Rob has been involved in Linux cluster computing since 1995, when he first tested PVFS on early Beowulf systems at NASA Goddard Space Flight Center.  He is the primary author of the PVFS parallel file system and l ead architect of the PVFS2 parallel file system.  He is an active maintainer of the ROMIO MPI-IO library and oversees the Parallel netCDF high-level I/O library development.  Rob is a member of the MPICH2 development team awarded the R&D 100 award in 2005, and was a recipient of the 2004 Presidential Early Career Award for Scientists and Engineers.

Joachim Worringen studied computer engineering at the RWTH Aachen, where he also completed his dissertation in the same field. His research at the RWTH from 1997 to 2002 led to an MPI implementation suitable for Meta-Computing (MetaMPICH) across wide-area connections, and a high-performance MPI implementation based on the SCI interconnect (SCI-MPICH) with numerous innovative features for efficient communication.

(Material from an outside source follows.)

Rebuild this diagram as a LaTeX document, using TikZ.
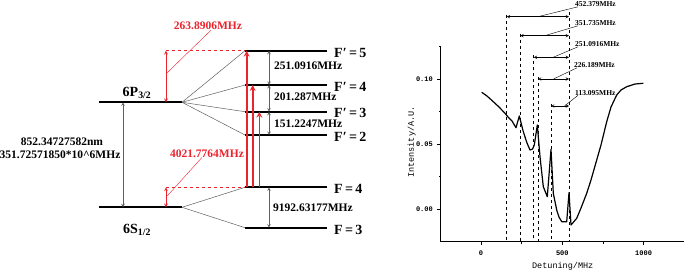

Both projects are now part of MP-MPICH, maintained at the RWTH.

After this, Joachim joined NEC Computer & Communications Research Labs in St.Augustin, Germany, where he now acts as Principal Researcher. His research interests are parallel I/O and high-performance storage systems on the one hand, and performance evalution and analysis on the other hand. He maintains NEC’s cross-platform MPI-IO library for clusters and vector machines, designs future I/O solutions and is the creator of the ‘perfbase’ toolkit for experiment management and performance analysis.